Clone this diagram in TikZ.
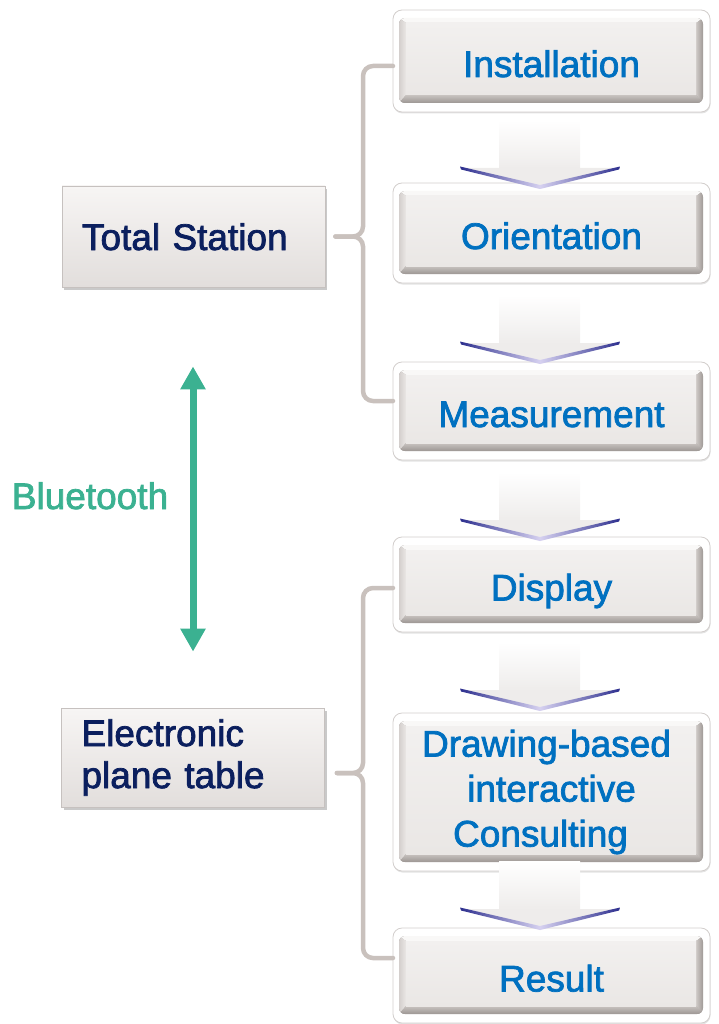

---

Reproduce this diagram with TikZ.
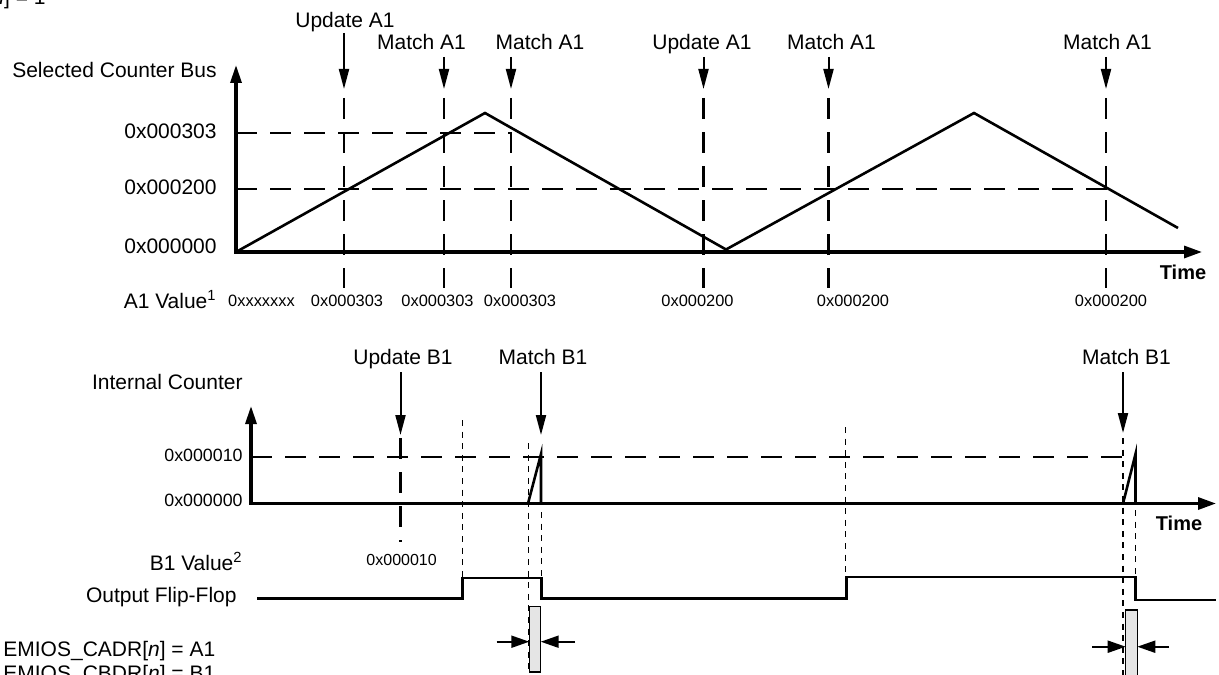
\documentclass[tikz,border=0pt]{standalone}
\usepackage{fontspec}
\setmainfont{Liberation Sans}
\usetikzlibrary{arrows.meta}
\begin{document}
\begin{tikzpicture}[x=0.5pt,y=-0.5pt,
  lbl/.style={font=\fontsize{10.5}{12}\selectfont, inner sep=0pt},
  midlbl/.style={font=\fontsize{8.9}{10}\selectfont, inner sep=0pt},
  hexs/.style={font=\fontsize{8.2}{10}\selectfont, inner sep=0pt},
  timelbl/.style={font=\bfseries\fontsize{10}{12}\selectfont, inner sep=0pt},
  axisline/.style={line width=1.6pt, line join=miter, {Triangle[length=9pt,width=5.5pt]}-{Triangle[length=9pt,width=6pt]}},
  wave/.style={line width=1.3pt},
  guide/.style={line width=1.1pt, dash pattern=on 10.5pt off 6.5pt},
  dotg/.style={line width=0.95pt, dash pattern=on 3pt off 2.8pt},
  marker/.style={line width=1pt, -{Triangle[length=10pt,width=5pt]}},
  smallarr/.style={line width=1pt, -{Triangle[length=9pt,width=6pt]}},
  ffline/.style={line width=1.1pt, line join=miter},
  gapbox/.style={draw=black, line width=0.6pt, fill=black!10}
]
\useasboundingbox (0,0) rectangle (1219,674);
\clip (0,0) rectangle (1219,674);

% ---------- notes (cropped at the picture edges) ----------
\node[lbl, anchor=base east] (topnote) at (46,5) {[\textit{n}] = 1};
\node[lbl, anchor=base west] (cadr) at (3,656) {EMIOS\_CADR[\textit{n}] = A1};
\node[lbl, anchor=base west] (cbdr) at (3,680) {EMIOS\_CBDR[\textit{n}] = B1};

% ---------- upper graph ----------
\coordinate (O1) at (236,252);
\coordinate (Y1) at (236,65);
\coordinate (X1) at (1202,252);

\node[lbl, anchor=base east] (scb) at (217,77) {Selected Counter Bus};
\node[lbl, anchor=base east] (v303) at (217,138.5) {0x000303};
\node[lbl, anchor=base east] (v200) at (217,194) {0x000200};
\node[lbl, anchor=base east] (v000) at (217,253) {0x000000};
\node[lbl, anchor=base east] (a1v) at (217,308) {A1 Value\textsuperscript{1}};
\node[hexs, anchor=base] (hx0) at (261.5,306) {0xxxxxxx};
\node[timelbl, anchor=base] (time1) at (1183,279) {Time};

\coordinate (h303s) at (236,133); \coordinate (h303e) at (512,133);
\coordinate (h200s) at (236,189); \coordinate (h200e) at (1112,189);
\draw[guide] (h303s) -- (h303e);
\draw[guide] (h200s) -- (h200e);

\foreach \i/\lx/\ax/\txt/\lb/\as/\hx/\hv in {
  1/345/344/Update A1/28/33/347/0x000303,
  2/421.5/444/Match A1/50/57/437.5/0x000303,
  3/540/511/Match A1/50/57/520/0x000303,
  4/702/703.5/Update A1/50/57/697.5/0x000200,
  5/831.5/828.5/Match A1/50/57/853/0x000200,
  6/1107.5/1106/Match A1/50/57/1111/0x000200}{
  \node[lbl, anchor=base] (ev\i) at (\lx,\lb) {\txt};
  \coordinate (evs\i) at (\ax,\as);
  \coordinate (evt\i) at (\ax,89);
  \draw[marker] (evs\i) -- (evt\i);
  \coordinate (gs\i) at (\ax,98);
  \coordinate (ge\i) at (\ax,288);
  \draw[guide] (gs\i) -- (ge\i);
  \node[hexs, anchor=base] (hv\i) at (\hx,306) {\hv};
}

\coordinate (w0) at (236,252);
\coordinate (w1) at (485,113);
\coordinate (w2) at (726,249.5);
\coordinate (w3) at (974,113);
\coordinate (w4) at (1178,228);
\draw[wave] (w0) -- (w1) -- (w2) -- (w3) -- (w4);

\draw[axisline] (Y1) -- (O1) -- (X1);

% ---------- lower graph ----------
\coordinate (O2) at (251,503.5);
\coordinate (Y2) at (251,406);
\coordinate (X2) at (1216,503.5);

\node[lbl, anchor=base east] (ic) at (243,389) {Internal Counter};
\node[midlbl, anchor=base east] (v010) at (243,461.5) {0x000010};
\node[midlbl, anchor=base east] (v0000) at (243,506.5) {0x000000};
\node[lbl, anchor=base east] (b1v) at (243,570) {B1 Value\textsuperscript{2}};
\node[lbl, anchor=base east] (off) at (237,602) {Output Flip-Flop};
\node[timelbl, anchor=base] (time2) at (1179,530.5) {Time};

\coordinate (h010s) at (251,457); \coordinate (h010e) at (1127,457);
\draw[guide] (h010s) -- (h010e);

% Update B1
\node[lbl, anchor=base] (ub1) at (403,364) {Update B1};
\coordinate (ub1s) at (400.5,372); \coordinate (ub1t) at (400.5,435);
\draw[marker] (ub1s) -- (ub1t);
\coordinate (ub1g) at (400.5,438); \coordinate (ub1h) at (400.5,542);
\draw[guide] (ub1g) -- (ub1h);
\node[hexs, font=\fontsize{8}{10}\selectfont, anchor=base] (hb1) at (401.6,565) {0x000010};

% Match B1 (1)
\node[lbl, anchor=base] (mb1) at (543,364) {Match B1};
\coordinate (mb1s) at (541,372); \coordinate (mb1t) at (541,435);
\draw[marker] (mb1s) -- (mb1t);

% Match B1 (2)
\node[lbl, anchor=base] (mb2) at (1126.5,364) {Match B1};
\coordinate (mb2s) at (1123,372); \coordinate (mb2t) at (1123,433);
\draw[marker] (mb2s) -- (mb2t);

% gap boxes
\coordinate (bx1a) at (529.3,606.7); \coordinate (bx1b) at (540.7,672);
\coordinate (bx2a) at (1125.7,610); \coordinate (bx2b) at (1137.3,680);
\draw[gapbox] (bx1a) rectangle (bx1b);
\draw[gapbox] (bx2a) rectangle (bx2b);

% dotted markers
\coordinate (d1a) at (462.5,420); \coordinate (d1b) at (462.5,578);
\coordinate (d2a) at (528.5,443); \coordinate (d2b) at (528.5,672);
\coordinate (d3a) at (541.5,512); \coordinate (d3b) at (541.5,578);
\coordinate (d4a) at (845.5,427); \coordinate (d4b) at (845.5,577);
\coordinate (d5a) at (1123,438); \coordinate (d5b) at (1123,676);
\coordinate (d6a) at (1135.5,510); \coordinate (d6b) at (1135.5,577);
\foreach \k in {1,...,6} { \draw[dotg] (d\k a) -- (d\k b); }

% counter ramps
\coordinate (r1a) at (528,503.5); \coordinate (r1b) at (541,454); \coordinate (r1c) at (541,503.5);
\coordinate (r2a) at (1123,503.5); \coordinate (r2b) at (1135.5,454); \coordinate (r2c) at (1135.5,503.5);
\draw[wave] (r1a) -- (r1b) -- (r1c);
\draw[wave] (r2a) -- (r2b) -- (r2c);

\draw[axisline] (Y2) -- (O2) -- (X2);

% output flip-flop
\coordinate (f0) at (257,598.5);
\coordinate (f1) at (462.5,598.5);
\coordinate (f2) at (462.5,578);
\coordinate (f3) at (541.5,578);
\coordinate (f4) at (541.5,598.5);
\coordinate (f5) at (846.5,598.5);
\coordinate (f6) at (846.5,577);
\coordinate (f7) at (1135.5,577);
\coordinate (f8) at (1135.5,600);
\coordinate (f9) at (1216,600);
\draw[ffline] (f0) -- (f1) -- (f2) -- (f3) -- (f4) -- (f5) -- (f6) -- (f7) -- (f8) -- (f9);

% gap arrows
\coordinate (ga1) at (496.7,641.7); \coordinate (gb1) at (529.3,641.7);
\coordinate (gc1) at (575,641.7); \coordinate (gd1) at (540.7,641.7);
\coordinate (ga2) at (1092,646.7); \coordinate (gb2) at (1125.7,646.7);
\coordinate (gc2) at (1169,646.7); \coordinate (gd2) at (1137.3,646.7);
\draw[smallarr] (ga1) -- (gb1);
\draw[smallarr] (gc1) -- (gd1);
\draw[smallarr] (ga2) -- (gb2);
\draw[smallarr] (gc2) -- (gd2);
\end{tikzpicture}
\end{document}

--

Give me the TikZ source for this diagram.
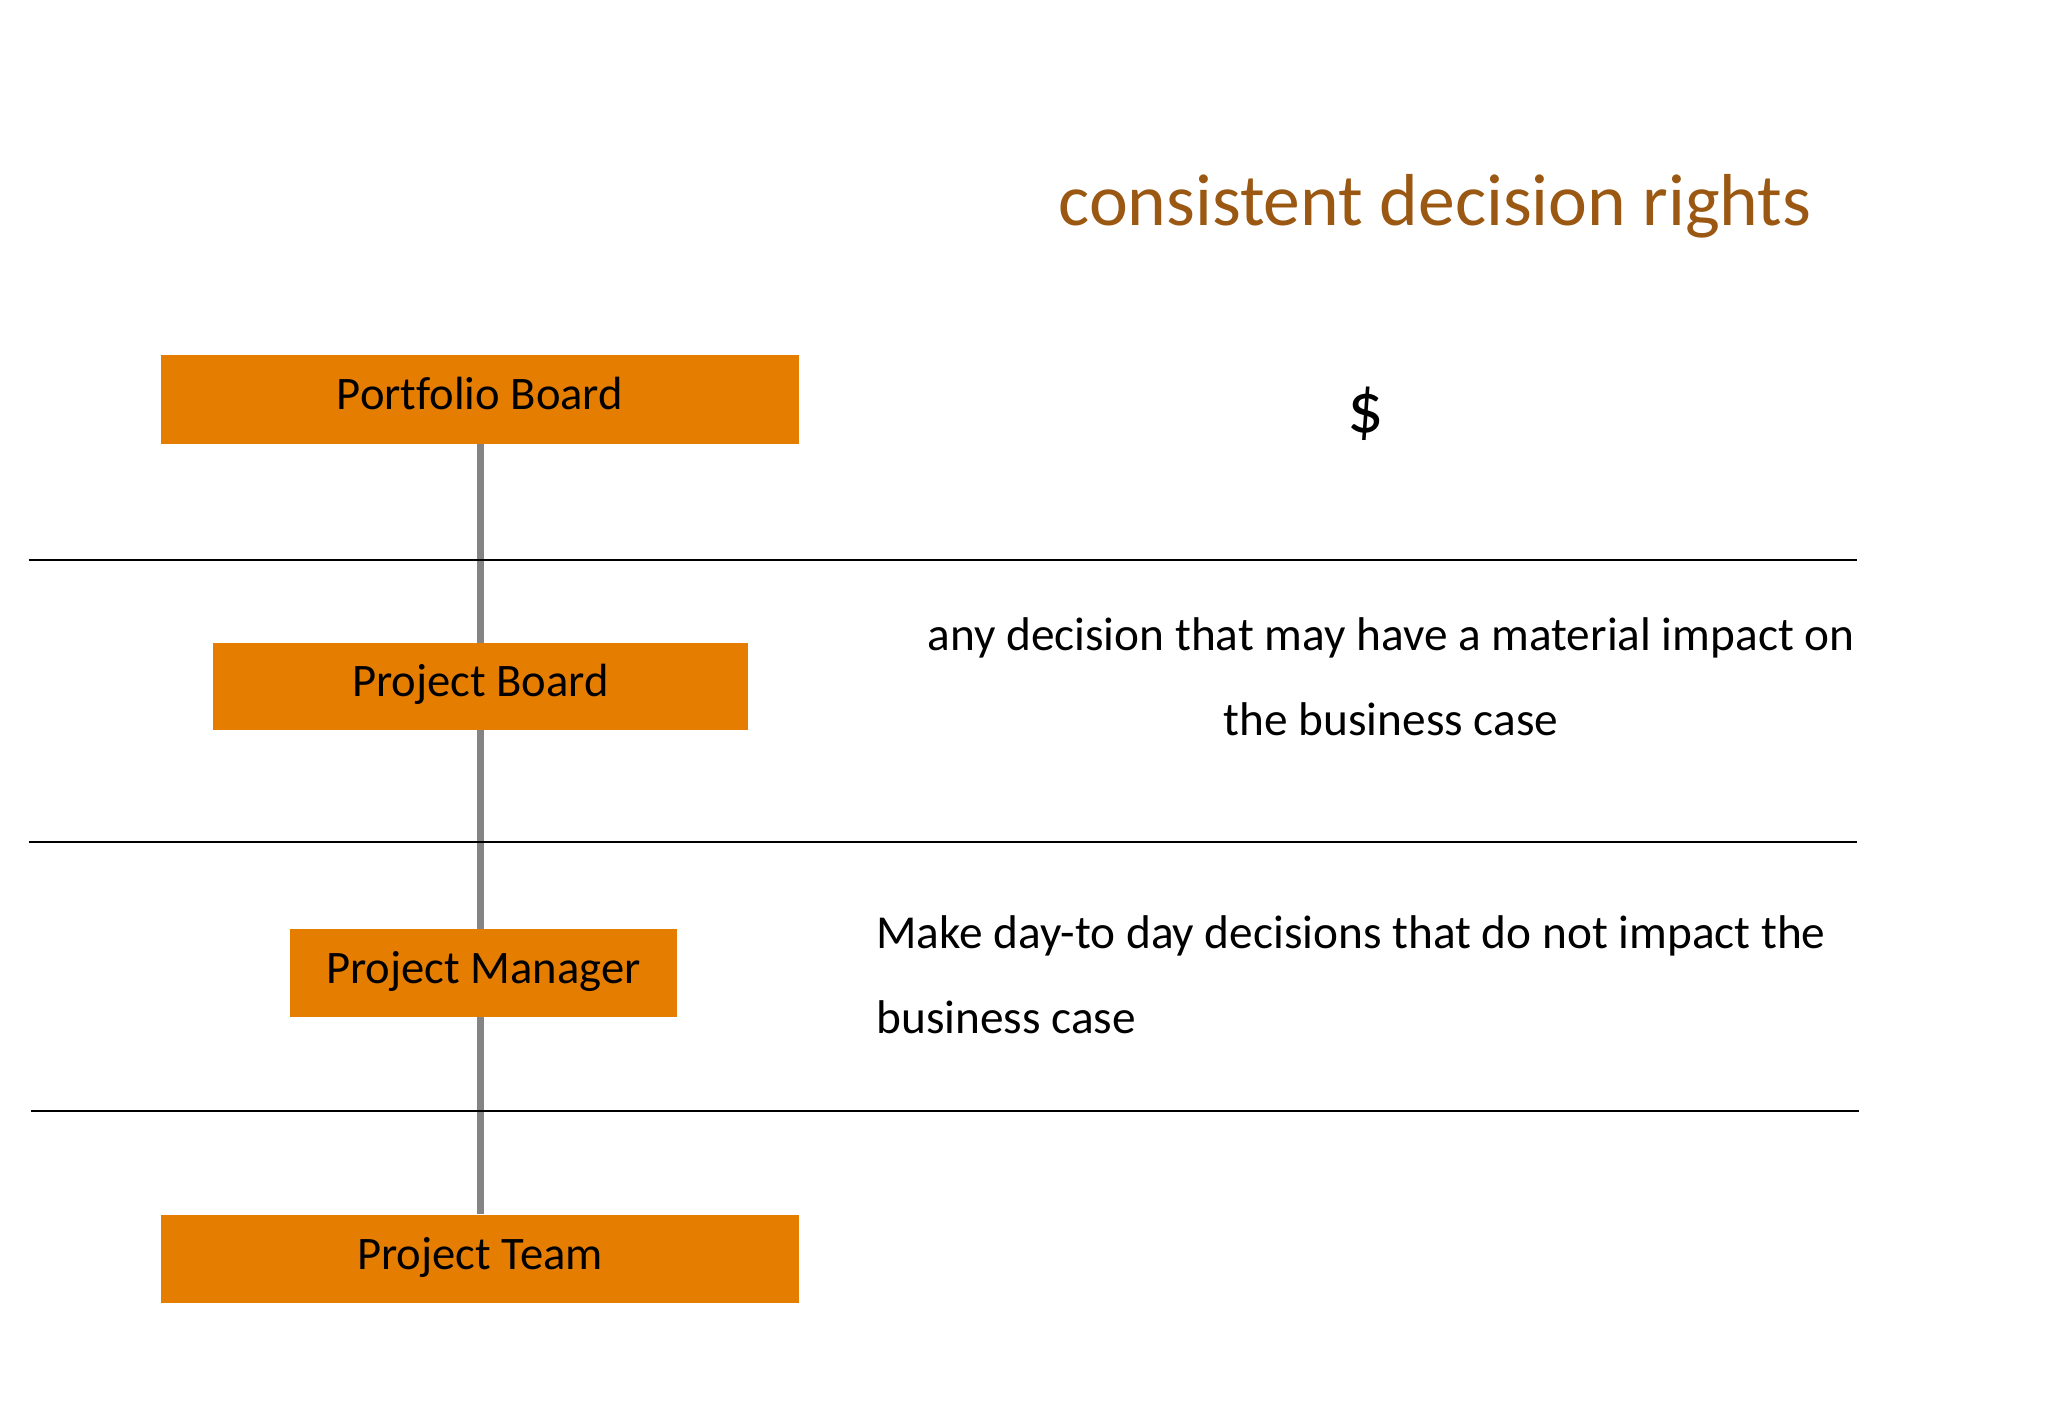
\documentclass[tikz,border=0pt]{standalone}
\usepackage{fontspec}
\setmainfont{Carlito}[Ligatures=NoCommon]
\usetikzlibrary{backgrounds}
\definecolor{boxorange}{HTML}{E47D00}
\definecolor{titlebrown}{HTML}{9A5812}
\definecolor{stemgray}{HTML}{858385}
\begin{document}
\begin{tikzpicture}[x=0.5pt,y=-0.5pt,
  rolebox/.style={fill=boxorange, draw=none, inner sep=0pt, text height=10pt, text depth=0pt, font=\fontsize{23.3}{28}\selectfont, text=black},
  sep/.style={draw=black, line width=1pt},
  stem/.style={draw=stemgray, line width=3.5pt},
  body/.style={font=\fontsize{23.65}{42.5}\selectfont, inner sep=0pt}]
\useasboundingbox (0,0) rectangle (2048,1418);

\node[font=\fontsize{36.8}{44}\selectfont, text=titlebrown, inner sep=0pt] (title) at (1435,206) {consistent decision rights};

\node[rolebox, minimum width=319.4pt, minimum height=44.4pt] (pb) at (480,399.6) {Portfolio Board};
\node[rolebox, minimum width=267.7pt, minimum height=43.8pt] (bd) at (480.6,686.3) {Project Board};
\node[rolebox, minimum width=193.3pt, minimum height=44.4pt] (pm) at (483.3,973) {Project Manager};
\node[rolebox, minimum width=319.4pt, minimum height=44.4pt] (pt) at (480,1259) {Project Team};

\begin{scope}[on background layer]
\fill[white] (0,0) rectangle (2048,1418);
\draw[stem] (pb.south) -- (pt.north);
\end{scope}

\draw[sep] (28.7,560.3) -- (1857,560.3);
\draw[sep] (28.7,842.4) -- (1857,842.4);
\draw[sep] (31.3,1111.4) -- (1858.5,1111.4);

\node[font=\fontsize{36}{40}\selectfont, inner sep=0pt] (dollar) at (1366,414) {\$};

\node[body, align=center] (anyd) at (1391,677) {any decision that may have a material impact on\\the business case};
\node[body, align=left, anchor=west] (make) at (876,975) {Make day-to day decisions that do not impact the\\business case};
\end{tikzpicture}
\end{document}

■ **Set task**: Restate word for word the part that opens with the line containing "Give me the TikZ source for this diagram." and closes with the line containing "minimum height=44.4pt] (pt)", both ends included, and nothing else. Omit any images.

■ **Task result**:
Give me the TikZ source for this diagram.
\documentclass[tikz,border=0pt]{standalone}
\usepackage{fontspec}
\setmainfont{Carlito}[Ligatures=NoCommon]
\usetikzlibrary{backgrounds}
\definecolor{boxorange}{HTML}{E47D00}
\definecolor{titlebrown}{HTML}{9A5812}
\definecolor{stemgray}{HTML}{858385}
\begin{document}
\begin{tikzpicture}[x=0.5pt,y=-0.5pt,
  rolebox/.style={fill=boxorange, draw=none, inner sep=0pt, text height=10pt, text depth=0pt, font=\fontsize{23.3}{28}\selectfont, text=black},
  sep/.style={draw=black, line width=1pt},
  stem/.style={draw=stemgray, line width=3.5pt},
  body/.style={font=\fontsize{23.65}{42.5}\selectfont, inner sep=0pt}]
\useasboundingbox (0,0) rectangle (2048,1418);

\node[font=\fontsize{36.8}{44}\selectfont, text=titlebrown, inner sep=0pt] (title) at (1435,206) {consistent decision rights};

\node[rolebox, minimum width=319.4pt, minimum height=44.4pt] (pb) at (480,399.6) {Portfolio Board};
\node[rolebox, minimum width=267.7pt, minimum height=43.8pt] (bd) at (480.6,686.3) {Project Board};
\node[rolebox, minimum width=193.3pt, minimum height=44.4pt] (pm) at (483.3,973) {Project Manager};
\node[rolebox, minimum width=319.4pt, minimum height=44.4pt] (pt) at (480,1259) {Project Team};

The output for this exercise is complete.